The DIY and Job-Seeker List
Voice search has made DIY queries and job-seeking searches more common in B2B and service industry campaigns. When someone asks "How do I do my own accounting?" they're explicitly stating they don't want to hire you. Similarly, "Who's hiring accountants near me?" indicates a job seeker, not a customer. These queries are particularly prevalent in voice search because users are comfortable asking their devices personal questions they might not type into a search bar.
Build exclusions for these categories. DIY signals: do it myself, do my own, DIY, self-service (context-dependent), on my own, without hiring, myself instead of. Job-seeking signals: jobs, careers, hiring, employment, work for, apply for position, job openings, salary for [your profession], how to become a [your profession]. Learning and training signals: learn to be, training to become, certification for, course in, class on, degree in, school for.
Important exceptions exist. Some service businesses offer DIY products alongside professional services. If you sell both accounting software and accounting services, don't blanket-exclude "do my own accounting"—instead, create separate campaigns with different negative lists for each offering. This prevents over-exclusion while maintaining budget efficiency.
The Competitor and Alternative-Seeking List
Voice search users frequently ask for specific brands or alternatives to products they already know. While some competitor traffic can be valuable (conquest campaigns), much of it is wasteful, especially when users are seeking support for a competitor's product or expressing brand loyalty. Voice queries like "Call AT&T customer service" or "What's the Salesforce phone number?" show users deeply committed to another brand, making conversion unlikely.
Segment competitor exclusions by intent level.

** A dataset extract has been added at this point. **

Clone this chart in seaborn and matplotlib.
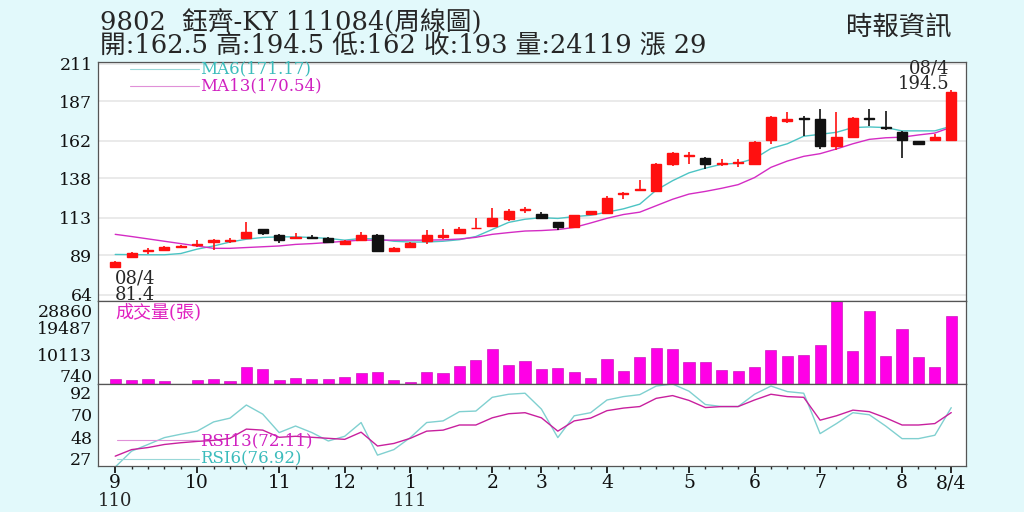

Support-seeking exclusions: [competitor name] customer service, [competitor name] phone number, [competitor name] support, [competitor name] help, [competitor name] login, contact [competitor name]. Loyalty-indicating exclusions: best [competitor name], love [competitor name], [competitor name] features, [competitor name] advantages, why choose [competitor name]. Alternative-seeking exclusions (use cautiously): alternative to [your product], better than [your product], instead of [your product], replace [your product].
The strategy here requires balance. While you don't want to pay for users seeking competitor support, you do want to capture users comparing options or expressing dissatisfaction. Consider protecting terms like "problems with [competitor]," "issues with [competitor]," or "[competitor] alternatives" if you run conquest campaigns, as these indicate openness to switching.
The Price and Value-Perception List
Voice search reveals price sensitivity more explicitly than typed search. Users comfortably ask their devices, "What's the cheapest CRM?" or "Is there a free project management tool?" in ways they might not type. While price-conscious queries aren't always bad—B2B buyers research costs as part of legitimate due diligence—there's a clear distinction between "How much does enterprise software cost?" (research) and "What's the cheapest enterprise software?" (low budget).
Create tiered price-sensitivity exclusions. Tier 1 exclusions (high confidence): free forever, completely free, no cost, zero cost, gratis, cheapest, dirt cheap, bargain, rock bottom price. Tier 2 exclusions (moderate confidence): cheap, affordable, low cost, budget-friendly, economical, inexpensive, discount, on sale. Protected price terms (never exclude): pricing, price list, how much does it cost, cost of, investment in, pricing tiers, pricing plans, quote.
Context matters enormously here. If you offer premium services, you might aggressively exclude Tier 2 terms to avoid attracting price shoppers who won't convert. If you compete on value, you might only exclude Tier 1 terms while bidding strategically on Tier 2 queries with ad copy that emphasizes ROI and value. The key is aligning your negative keyword strategy with your market positioning and ideal customer profile.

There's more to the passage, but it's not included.